• Objective: Your task is to copy the listing exactly, with the pictures left out.
────────────────────
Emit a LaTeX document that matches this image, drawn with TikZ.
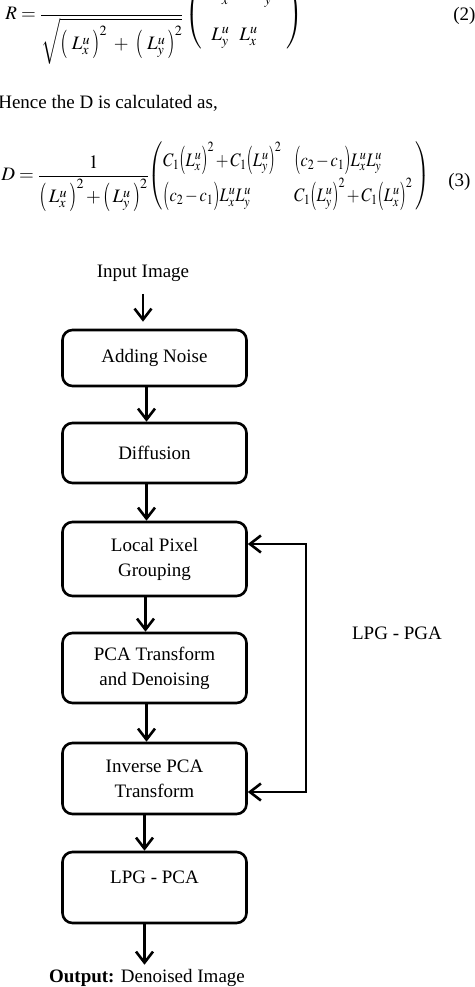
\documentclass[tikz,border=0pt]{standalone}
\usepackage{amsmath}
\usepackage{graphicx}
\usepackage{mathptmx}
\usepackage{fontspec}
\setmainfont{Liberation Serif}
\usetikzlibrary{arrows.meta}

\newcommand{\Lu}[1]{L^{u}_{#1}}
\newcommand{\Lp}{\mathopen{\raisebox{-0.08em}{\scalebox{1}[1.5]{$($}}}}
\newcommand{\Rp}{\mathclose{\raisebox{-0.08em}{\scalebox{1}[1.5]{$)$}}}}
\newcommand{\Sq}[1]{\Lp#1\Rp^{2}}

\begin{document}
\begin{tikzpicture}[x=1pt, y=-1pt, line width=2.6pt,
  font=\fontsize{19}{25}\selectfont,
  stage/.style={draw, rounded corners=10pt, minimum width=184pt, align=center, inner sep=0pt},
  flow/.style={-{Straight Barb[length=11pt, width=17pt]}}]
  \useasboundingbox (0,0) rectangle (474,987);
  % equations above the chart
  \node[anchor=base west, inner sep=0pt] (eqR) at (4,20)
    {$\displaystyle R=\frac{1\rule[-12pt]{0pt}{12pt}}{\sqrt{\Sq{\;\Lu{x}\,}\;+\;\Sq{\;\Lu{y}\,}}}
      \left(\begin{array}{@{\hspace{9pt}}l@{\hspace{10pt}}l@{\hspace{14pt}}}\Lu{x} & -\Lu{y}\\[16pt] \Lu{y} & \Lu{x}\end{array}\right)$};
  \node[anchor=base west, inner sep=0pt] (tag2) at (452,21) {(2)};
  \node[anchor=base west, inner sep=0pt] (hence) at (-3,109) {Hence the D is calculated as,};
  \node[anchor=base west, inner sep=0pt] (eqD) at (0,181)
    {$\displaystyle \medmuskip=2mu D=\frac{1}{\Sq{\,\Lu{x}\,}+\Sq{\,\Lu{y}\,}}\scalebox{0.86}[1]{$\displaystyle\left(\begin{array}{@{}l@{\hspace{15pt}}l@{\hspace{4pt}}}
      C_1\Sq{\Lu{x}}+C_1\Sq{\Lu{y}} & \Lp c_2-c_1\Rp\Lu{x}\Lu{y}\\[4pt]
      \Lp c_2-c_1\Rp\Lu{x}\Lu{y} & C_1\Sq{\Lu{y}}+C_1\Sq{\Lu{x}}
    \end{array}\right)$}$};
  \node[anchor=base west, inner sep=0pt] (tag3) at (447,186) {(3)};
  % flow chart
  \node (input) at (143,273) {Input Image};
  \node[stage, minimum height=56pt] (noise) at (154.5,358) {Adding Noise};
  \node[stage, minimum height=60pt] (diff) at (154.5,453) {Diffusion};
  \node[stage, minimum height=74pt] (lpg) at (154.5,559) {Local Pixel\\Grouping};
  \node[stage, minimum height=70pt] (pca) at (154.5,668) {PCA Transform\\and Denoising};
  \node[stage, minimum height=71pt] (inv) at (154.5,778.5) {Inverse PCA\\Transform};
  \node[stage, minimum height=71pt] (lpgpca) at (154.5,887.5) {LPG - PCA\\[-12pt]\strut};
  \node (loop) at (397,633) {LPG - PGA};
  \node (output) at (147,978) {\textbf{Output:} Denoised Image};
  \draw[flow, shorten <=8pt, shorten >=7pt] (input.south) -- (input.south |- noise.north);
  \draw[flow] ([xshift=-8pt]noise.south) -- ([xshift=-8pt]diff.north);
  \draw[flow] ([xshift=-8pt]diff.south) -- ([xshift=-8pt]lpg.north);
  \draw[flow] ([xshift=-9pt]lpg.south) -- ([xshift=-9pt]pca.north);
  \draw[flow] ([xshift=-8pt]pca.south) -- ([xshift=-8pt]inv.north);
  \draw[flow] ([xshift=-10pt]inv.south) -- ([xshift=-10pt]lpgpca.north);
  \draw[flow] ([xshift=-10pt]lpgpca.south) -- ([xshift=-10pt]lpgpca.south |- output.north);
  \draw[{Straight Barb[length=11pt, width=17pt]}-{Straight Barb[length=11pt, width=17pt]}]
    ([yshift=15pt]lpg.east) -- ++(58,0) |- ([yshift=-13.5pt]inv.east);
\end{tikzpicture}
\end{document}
────────────────────
• Result below:
Emit a LaTeX document that matches this image, drawn with TikZ.
\documentclass[tikz,border=0pt]{standalone}
\usepackage{amsmath}
\usepackage{graphicx}
\usepackage{mathptmx}
\usepackage{fontspec}
\setmainfont{Liberation Serif}
\usetikzlibrary{arrows.meta}

\newcommand{\Lu}[1]{L^{u}_{#1}}
\newcommand{\Lp}{\mathopen{\raisebox{-0.08em}{\scalebox{1}[1.5]{$($}}}}
\newcommand{\Rp}{\mathclose{\raisebox{-0.08em}{\scalebox{1}[1.5]{$)$}}}}
\newcommand{\Sq}[1]{\Lp#1\Rp^{2}}

\begin{document}
\begin{tikzpicture}[x=1pt, y=-1pt, line width=2.6pt,
  font=\fontsize{19}{25}\selectfont,
  stage/.style={draw, rounded corners=10pt, minimum width=184pt, align=center, inner sep=0pt},
  flow/.style={-{Straight Barb[length=11pt, width=17pt]}}]
  \useasboundingbox (0,0) rectangle (474,987);
  % equations above the chart
  \node[anchor=base west, inner sep=0pt] (eqR) at (4,20)
    {$\displaystyle R=\frac{1\rule[-12pt]{0pt}{12pt}}{\sqrt{\Sq{\;\Lu{x}\,}\;+\;\Sq{\;\Lu{y}\,}}}
      \left(\begin{array}{@{\hspace{9pt}}l@{\hspace{10pt}}l@{\hspace{14pt}}}\Lu{x} & -\Lu{y}\\[16pt] \Lu{y} & \Lu{x}\end{array}\right)$};
  \node[anchor=base west, inner sep=0pt] (tag2) at (452,21) {(2)};
  \node[anchor=base west, inner sep=0pt] (hence) at (-3,109) {Hence the D is calculated as,};
  \node[anchor=base west, inner sep=0pt] (eqD) at (0,181)
    {$\displaystyle \medmuskip=2mu D=\frac{1}{\Sq{\,\Lu{x}\,}+\Sq{\,\Lu{y}\,}}\scalebox{0.86}[1]{$\displaystyle\left(\begin{array}{@{}l@{\hspace{15pt}}l@{\hspace{4pt}}}
      C_1\Sq{\Lu{x}}+C_1\Sq{\Lu{y}} & \Lp c_2-c_1\Rp\Lu{x}\Lu{y}\\[4pt]
      \Lp c_2-c_1\Rp\Lu{x}\Lu{y} & C_1\Sq{\Lu{y}}+C_1\Sq{\Lu{x}}
    \end{array}\right)$}$};
  \node[anchor=base west, inner sep=0pt] (tag3) at (447,186) {(3)};
  % flow chart
  \node (input) at (143,273) {Input Image};
  \node[stage, minimum height=56pt] (noise) at (154.5,358) {Adding Noise};
  \node[stage, minimum height=60pt] (diff) at (154.5,453) {Diffusion};
  \node[stage, minimum height=74pt] (lpg) at (154.5,559) {Local Pixel\\Grouping};
  \node[stage, minimum height=70pt] (pca) at (154.5,668) {PCA Transform\\and Denoising};
  \node[stage, minimum height=71pt] (inv) at (154.5,778.5) {Inverse PCA\\Transform};
  \node[stage, minimum height=71pt] (lpgpca) at (154.5,887.5) {LPG - PCA\\[-12pt]\strut};
  \node (loop) at (397,633) {LPG - PGA};
  \node (output) at (147,978) {\textbf{Output:} Denoised Image};
  \draw[flow, shorten <=8pt, shorten >=7pt] (input.south) -- (input.south |- noise.north);
  \draw[flow] ([xshift=-8pt]noise.south) -- ([xshift=-8pt]diff.north);
  \draw[flow] ([xshift=-8pt]diff.south) -- ([xshift=-8pt]lpg.north);
  \draw[flow] ([xshift=-9pt]lpg.south) -- ([xshift=-9pt]pca.north);
  \draw[flow] ([xshift=-8pt]pca.south) -- ([xshift=-8pt]inv.north);
  \draw[flow] ([xshift=-10pt]inv.south) -- ([xshift=-10pt]lpgpca.north);
  \draw[flow] ([xshift=-10pt]lpgpca.south) -- ([xshift=-10pt]lpgpca.south |- output.north);
  \draw[{Straight Barb[length=11pt, width=17pt]}-{Straight Barb[length=11pt, width=17pt]}]
    ([yshift=15pt]lpg.east) -- ++(58,0) |- ([yshift=-13.5pt]inv.east);
\end{tikzpicture}
\end{document}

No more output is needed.